On January 19, High Mowing welcomed award-winning documentary film maker Dan Habib for our third annual live-streamed Fireside Chat.
Dan Spoke about intellectual disabilities, and his work documenting the history and legacy of intelligence testing. Based in Concord, NH, Dan is a film director, producer, and cinematographer whose works includes Who Cares About Kelsey?, Including Samuel, Restraint and Seclusion: Hear Our Stories, and several short documentaries. In 2014 the Obama Administration named Dan a member of the President’s Committee for People with Intellectual Disabilities.
When Dan was growing up, disability rights were not “on his radar.” But that changed when his second son, Samuel, was diagnosed with cerebral palsy.
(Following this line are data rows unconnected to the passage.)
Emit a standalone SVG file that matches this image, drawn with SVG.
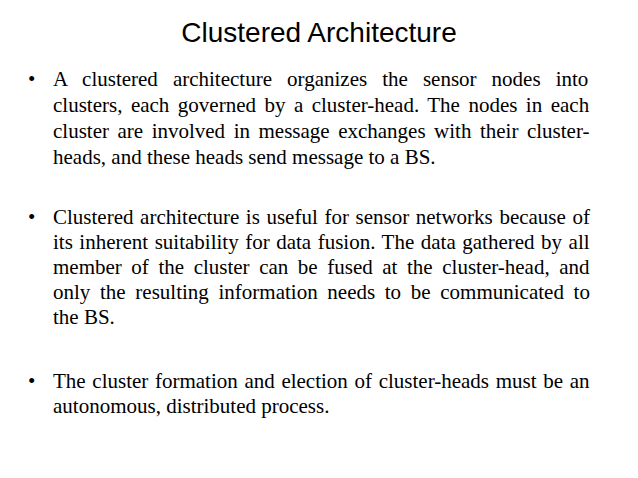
<svg xmlns="http://www.w3.org/2000/svg" width="638" height="478" viewBox="0 0 638 478">
<style>
.t{font-family:"Liberation Sans",Arial,sans-serif;font-size:28px;fill:#000}
.b{font-family:"Liberation Serif","Times New Roman",serif;font-size:21px;fill:#000}
</style>
<rect width="638" height="478" fill="#fff"/>
<text class="t" x="319" y="42" text-anchor="middle">Clustered Architecture</text>
<g class="b">
<text x="28" y="86">•</text>
<text x="53" y="86" word-spacing="9.8">A clustered architecture organizes the sensor nodes into</text>
<text x="53" y="112" word-spacing="3.23">clusters, each governed by a cluster-head. The nodes in each</text>
<text x="53" y="138" word-spacing="3.26">cluster are involved in message exchanges with their cluster-</text>
<text x="53" y="164">heads, and these heads send message to a BS.</text>
<text x="28" y="224">•</text>
<text x="53" y="224" word-spacing="1.37">Clustered architecture is useful for sensor networks because of</text>
<text x="53" y="249" word-spacing="1.27">its inherent suitability for data fusion. The data gathered by all</text>
<text x="53" y="274" word-spacing="4.31">member of the cluster can be fused at the cluster-head, and</text>
<text x="53" y="299" word-spacing="4.42">only the resulting information needs to be communicated to</text>
<text x="53" y="324">the BS.</text>
<text x="28" y="388">•</text>
<text x="53" y="388" word-spacing="1.41">The cluster formation and election of cluster-heads must be an</text>
<text x="53" y="413">autonomous, distributed process.</text>
</g>
</svg>
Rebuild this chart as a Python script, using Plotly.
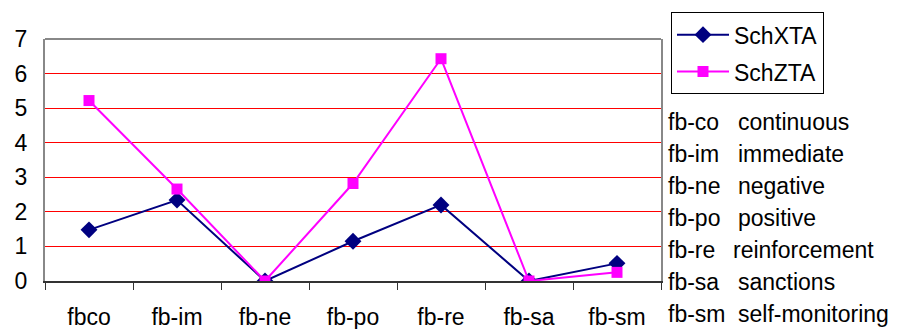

That diagnosis, and the challenges that followed, launched Dan down a road of research and advocacy. His hope for his son, and the hopes of any parent of a disabled child, was inclusion: to make friends, to play sports, and to be integrated into “normal” classrooms.
“30 years of research shows irrefutably that kids with disabilities who are in regular classes have better outcomes,” Dan said. But for many kids with disabilities, that consensus hasn’t changed anything: “56% of kids with disabilities spend the majority of the day completely segregated from their peers.”
Integrated classrooms are not only better for kids with disabilities. Dan cited research by a Vanderbilt University professor who studied groups of kids preparing for texts and exams. The professor found that mixed groups—groups with disabled and non-disabled students—consistently performed better on tests. Why? Further research found that the act of helping to teach the material to disabled students, and efforts to engage them in the classroom experience, helped the non-disabled students better process and retain the subject matter.
And beyond the academic benefits of integrated classrooms, the social and emotional benefits of being included in the classroom and wider school community has a lasting positive impact on disabled kids.